Q. What should I ask when I meet my arborist?
When meeting with your arborist for the first time, ask to see current certificates of liability and workers' compensation insurance, if applicable.
Ask for references, and check on the quality of their work.  Don't be rushed by a bargain, don't pay in advance, get estimates in writing and insist on a written work order. Get additional estimates or opinion of the needed work.  

Insist on a signed contract as to cost, dates when work is to be performed, and exactly what is to be done.  Ask about ANSI Standards. A professional arborist will be aware of the current safety, pruning, fertilizing, and cabling standards.

Insist that climbing spikes are used only if the tree is to be cut down; spikes damage the tree.

Q. What if I don’t want to hire a professional?
Care for your trees needs to be done by skilled, trained and insured professionals, both for the health and beauty of your trees and for your safety and financial wellbeing. 

For your safety, do not perform treework. Taken from published reports, TCIA maintains a monthly list of Accident Briefs that outlines the sad details of homeowners getting severely injured or killed when attempting their own tree work. If you are at all uncertain about what could happen by attempting your own tree work, contact a qualified tree care professional for help.

For your financial protection, hire a company that is professional. Studies published in the Journal of Arboriculture have demonstrated that it is actually cheaper to regularly prune trees rather than neglecting them, and cleaning up the resulting damage! And no matter when you’re hiring them, be aware that if the tree care company doesn’t have insurance or is not a legal company – you, the homeowner – could be held responsible as a contractor.
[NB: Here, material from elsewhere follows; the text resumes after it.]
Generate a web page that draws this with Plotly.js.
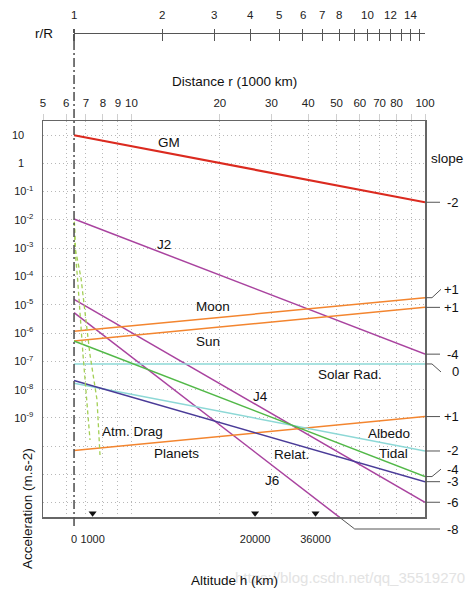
<!DOCTYPE html>
<html><head><meta charset="utf-8">
<script src="https://cdn.plot.ly/plotly-3.0.1.min.js"></script>
<style>html,body{margin:0;padding:0;background:#fff}#chart{width:474px;height:594px}</style>
</head><body><div id="chart"></div>
<script>
// ---------- data ----------
const R_EARTH = 6.378;                 // 1000 km
const rEnds = [R_EARTH, 100];          // distance r (1000 km) at both ends of each line

const gmAcc       = [9.8, 0.042];
const j2Acc       = [1.08e-2, 1.8e-7];
const j4Acc       = [1.56e-5, 1.05e-12];
const j6Acc       = [5.26e-6, 1.45e-15];
const moonAcc     = [1.15e-6, 1.78e-5];
const sunAcc      = [5.25e-7, 8.1e-6];
const solarRadAcc = [8.1e-8, 8.1e-8];
const tidalAcc    = [5.25e-7, 8.5e-12];
const albedoAcc   = [1.7e-8, 6.8e-11];
const relatAcc    = [2.1e-8, 5.6e-12];
const planetsAcc  = [7.1e-11, 1.12e-9];

// atmospheric drag (altitude km, acceleration m/s^2), two density cases
const dragAltLow  = [15, 49, 176, 280, 358, 465, 655, 851];
const dragAccLow  = [8.5e-3, 8.7e-4, 8.9e-5, 1.26e-5, 1.66e-6, 1.7e-7, 4.4e-9, 1.66e-10];
const dragAltHigh = [15, 74, 358, 519, 655, 851, 1259, 1440];
const dragAccHigh = [8.5e-3, 8.7e-4, 8.9e-5, 1.26e-5, 1.66e-6, 1.7e-7, 4.4e-9, 4.9e-11];

// axes ticks
const distTicks  = [5, 6, 7, 8, 9, 10, 20, 30, 40, 50, 60, 70, 80, 90, 100];
const distLabels = ['5','6','7','8','9','10','20','30','40','50','60','70','80','','100'];
const ratioTicks  = [1,2,3,4,5,6,7,8,9,10,11,12,13,14,15];
const ratioLabels = ['1','2','3','4','5','6','7','8','','10','','12','','14',''];
const altTicks  = [0, 1000, 20000, 36000];     // km
const altLabels = ['0', '1000', '20000', '36000'];
const markAlt   = [1000, 20000, 36000];        // km, triangle markers
const accExp    = [1,0,-1,-2,-3,-4,-5,-6,-7,-8,-9,-10,-11,-12];
const NB = '\u00a0';
const accLabels = accExp.map(e => e === 1 ? '10' + NB+NB+NB : e === 0 ? '1' + NB+NB+NB :
                                  e >= -9 ? '10<sup>' + e + '</sup>' : '');

// ---------- geometry helpers ----------
const W = 474, H = 594;
const ML = 43, MR = 49, MT = 10, MB = 77;
const PX0 = ML, PX1 = W - MR, PY1 = H - MB, PY0 = 121;
const PH = H - MT - MB;
const domTop = (PY1 - PY0) / PH;
const xr = [Math.log10(5), 2];
const yr = [-12.5, 1.495];
const pxX = lr => PX0 + (lr - xr[0]) / (xr[1] - xr[0]) * (PX1 - PX0);
const pxY = L => PY1 - (L - yr[0]) / (yr[1] - yr[0]) * (PY1 - PY0);
const paperX = px => (px - PX0) / (PX1 - PX0);
const paperY = py => (PY1 - py) / PH;

const FONT = 'Liberation Sans, Arial, Helvetica, sans-serif';
const C = {gm:'#db2a1f', j:'#a9439f', orange:'#f3852f', cyan:'#8dd8d6', green:'#52b848',
           indigo:'#4a3b98', drag:'#a3cf55', frame:'#666', grid:'#b8b8b8', lead:'#555'};

function lineTrace(acc, color, width) {
  return {x: rEnds, y: acc, type: 'scatter', mode: 'lines',
          line: {color: color, width: width || 1.5}, hoverinfo: 'skip', showlegend: false};
}
const traces = [
  lineTrace(gmAcc, C.gm, 2.2),
  lineTrace(j2Acc, C.j), lineTrace(j4Acc, C.j), lineTrace(j6Acc, C.j),
  lineTrace(moonAcc, C.orange), lineTrace(sunAcc, C.orange), lineTrace(planetsAcc, C.orange),
  lineTrace(solarRadAcc, C.cyan), lineTrace(albedoAcc, C.cyan),
  lineTrace(tidalAcc, C.green), lineTrace(relatAcc, C.indigo),
  {x: dragAltLow.map(h => R_EARTH + h / 1000), y: dragAccLow, type: 'scatter', mode: 'lines',
   line: {color: C.drag, width: 1.3, dash: '4px,3px'}, hoverinfo: 'skip', showlegend: false},
  {x: dragAltHigh.map(h => R_EARTH + h / 1000), y: dragAccHigh, type: 'scatter', mode: 'lines',
   line: {color: C.drag, width: 1.3, dash: '4px,3px'}, hoverinfo: 'skip', showlegend: false},
  // triangle markers on the altitude axis
  {x: markAlt.map(h => R_EARTH + h / 1000), y: markAlt.map(() => 4.3e-13), xaxis: 'x2',
   type: 'scatter', mode: 'markers', cliponaxis: false,
   marker: {symbol: 'triangle-down', size: 7, color: '#111'}, hoverinfo: 'skip', showlegend: false},
  // anchors for the r/R axis
  {x: [2], y: [0], xaxis: 'x3', yaxis: 'y2', mode: 'markers', marker: {opacity: 0}, hoverinfo: 'skip', showlegend: false},
  {x: [2], y: [0], xaxis: 'x4', yaxis: 'y2', mode: 'markers', marker: {opacity: 0}, hoverinfo: 'skip', showlegend: false}
];

// ---------- annotations ----------
const labelSpots = [
  {t: 'GM', r: 13.38, a: 5.66}, {t: 'J2', r: 12.92, a: 1.30e-3},
  {t: 'Moon', r: 18.97, a: 8.36e-6}, {t: 'Sun', r: 18.24, a: 4.97e-7},
  {t: 'Solar Rad.', r: 55.5, a: 3.44e-8}, {t: 'J4', r: 27.43, a: 5.52e-9},
  {t: 'Atm. Drag', r: 10.05, a: 3.39e-10}, {t: 'Planets', r: 14.19, a: 5.57e-11},
  {t: 'Albedo', r: 75.4, a: 2.72e-10}, {t: 'Relat.', r: 34.97, a: 4.93e-11},
  {t: 'Tidal', r: 78.13, a: 5.35e-11}, {t: 'J6', r: 30.13, a: 6.08e-12}
];
const annotations = labelSpots.map(s => ({
  text: s.t, x: Math.log10(s.r), y: Math.log10(s.a), xref: 'x', yref: 'y',
  xanchor: 'center', yanchor: 'middle',
  showarrow: false, font: {family: FONT, size: 13.5, color: '#111'}
}));

function addText(text, px, py, opt) {
  annotations.push(Object.assign({text: text, x: paperX(px), y: paperY(py), xref: 'paper', yref: 'paper',
    xanchor: 'center', yanchor: 'middle',
    showarrow: false, font: {family: FONT, size: 13.5, color: '#111'}}, opt || {}));
}
addText('https://blog.csdn.net/qq_35519270', 467, 577, {xanchor: 'right', font: {family: FONT, size: 15, color: '#e3e3e3'}});
addText('r/R', 44, 33.5);
addText('Distance r (1000 km)', 234, 81);
addText('Altitude h (km)', 234, 580);
addText('Acceleration (m.s-2)', 27, 509, {textangle: -90});
addText('slope', 446.5, 159);

// r/R tick labels placed on the r/R axis
ratioTicks.forEach((v, i) => {
  if (!ratioLabels[i]) return;
  annotations.push({text: ratioLabels[i], x: Math.log10(v), xref: 'x3', y: paperY(15), yref: 'paper',
    xanchor: 'center', yanchor: 'middle', showarrow: false, font: {family: FONT, size: 11.5, color: '#222'}});
});

// slope leaders
const slopeTags = [
  {t: '-2', acc: gmAcc, dy: 0}, {t: '+1', acc: moonAcc, dy: -8.4},
  {t: '+1', acc: sunAcc, dy: 0}, {t: '-4', acc: j2Acc, dy: 0},
  {t: '0', acc: solarRadAcc, dy: 8}, {t: '+1', acc: planetsAcc, dy: 0},
  {t: '-2', acc: albedoAcc, dy: 0}, {t: '-4', acc: tidalAcc, dy: -7.4},
  {t: '-3', acc: relatAcc, dy: 0}, {t: '-6', acc: j4Acc, dy: 0}
];
const shapes = [];
function pathPx(pts) {
  return pts.map((p, i) => (i ? 'L' : 'M') + paperX(p[0]).toFixed(5) + ',' + paperY(p[1]).toFixed(5)).join(' ');
}
slopeTags.forEach(s => {
  const py = pxY(Math.log10(s.acc[1]));
  const pts = s.dy === 0 ? [[PX1, py], [440, py]] : [[PX1, py], [432, py], [441, py + s.dy]];
  shapes.push({type: 'path', path: pathPx(pts), xref: 'paper', yref: 'paper', line: {color: C.lead, width: 1}});
  addText(s.t, 461, py + s.dy, {xanchor: 'right', font: {family: FONT, size: 13, color: '#111'}});
});
// J6 leaves the frame at the bottom: extend it, then lead to the label
(function () {
  const l0 = Math.log10(rEnds[0]), l1 = Math.log10(rEnds[1]);
  const a0 = Math.log10(j6Acc[0]), a1 = Math.log10(j6Acc[1]);
  const atPx = py => {
    const L = yr[0] + (PY1 - py) / (PY1 - PY0) * (yr[1] - yr[0]);
    return pxX(l0 + (L - a0) / (a1 - a0) * (l1 - l0));
  };
  const yLab = 529;
  shapes.push({type: 'path', path: pathPx([[atPx(PY1), PY1], [atPx(yLab), yLab], [440, yLab]]),
               xref: 'paper', yref: 'paper', line: {color: C.lead, width: 1}});
  addText('-8', 461, yLab, {xanchor: 'right', font: {family: FONT, size: 13, color: '#111'}});
})();
// Earth surface (r/R = 1)
const xE = paperX(pxX(Math.log10(R_EARTH)));
shapes.push({type: 'line', xref: 'paper', yref: 'paper', x0: xE, x1: xE, y0: paperY(526), y1: paperY(33),
             line: {color: '#555', width: 1.6, dash: '9px,3px,2px,3px'}});

// ---------- layout ----------
const tickFont = {family: FONT, size: 11.5, color: '#222'};
const layout = {
  width: W, height: H, margin: {l: ML, r: MR, t: MT, b: MB, pad: 0},
  paper_bgcolor: '#fff', plot_bgcolor: '#fff', showlegend: false,
  xaxis: {type: 'log', range: xr, side: 'top', tickvals: distTicks, ticktext: distLabels,
          ticks: 'outside', ticklen: 6, tickcolor: '#cfcfcf', tickwidth: 1, ticklabelstandoff: 2,
          showgrid: true, gridcolor: C.grid, gridwidth: 1, griddash: '1px,3px',
          showline: true, linecolor: C.frame, linewidth: 1.5, mirror: true, zeroline: false,
          tickfont: tickFont, anchor: 'y'},
  xaxis2: {type: 'log', range: xr, overlaying: 'x', side: 'bottom', anchor: 'y',
           tickvals: altTicks.map(h => R_EARTH + h / 1000), ticktext: altLabels,
           ticks: '', showgrid: false, showline: false, zeroline: false,
           ticklabelstandoff: 14, tickfont: {family: FONT, size: 11, color: '#222'}},
  xaxis3: {type: 'log', domain: [paperX(pxX(Math.log10(R_EARTH))), 1], range: [0, Math.log10(100 / R_EARTH)],
           anchor: 'free', position: paperY(33), side: 'top',
           tickvals: ratioTicks, showticklabels: false, ticks: 'outside', ticklen: 4,
           tickcolor: C.lead, tickwidth: 1.2, showline: true, linecolor: C.lead, linewidth: 1.2,
           showgrid: false, zeroline: false},
  xaxis4: {type: 'log', domain: [paperX(pxX(Math.log10(R_EARTH))), 1], range: [0, Math.log10(100 / R_EARTH)],
           anchor: 'free', position: paperY(33), side: 'bottom',
           tickvals: ratioTicks, ticks: 'outside', ticklen: 7, showticklabels: false,
           tickcolor: C.lead, tickwidth: 1.2, showline: false, showgrid: false, zeroline: false},
  yaxis: {type: 'log', range: yr, domain: [0, domTop], tickvals: accExp.map(e => Math.pow(10, e)),
          ticktext: accLabels, ticks: '', showgrid: true, gridcolor: C.grid, gridwidth: 1, griddash: '1px,3px',
          showline: true, linecolor: C.frame, linewidth: 1.5, mirror: true, zeroline: false,
          tickfont: {family: FONT, size: 11, color: '#222'}, ticklabelstandoff: 6},
  yaxis2: {domain: [0.97, 1], visible: false, range: [-1, 1]},
  annotations: annotations, shapes: shapes
};

Plotly.newPlot('chart', traces, layout, {staticPlot: true, displayModeBar: false});
</script></body></html>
Bonus Tip: Break with tradition and shop in the off-season
Spring and summer are typically when our thoughts turn to the yard and the trees, but shopping for tree care in the winter offers several potential benefits:

  • Many reputable companies offer modest price discounts on winter work. They do this to provide employment to their loyal help and to improve their cash flow.
  • You can get the service when you need it. The best service providers typically have huge backlogs of work in the summer, but can respond to your needs more quickly in the off season.
  • Winter is a good time to look at and work on most trees. The tree architecture is highly visible, and there are no leaves to add to the cleanup time.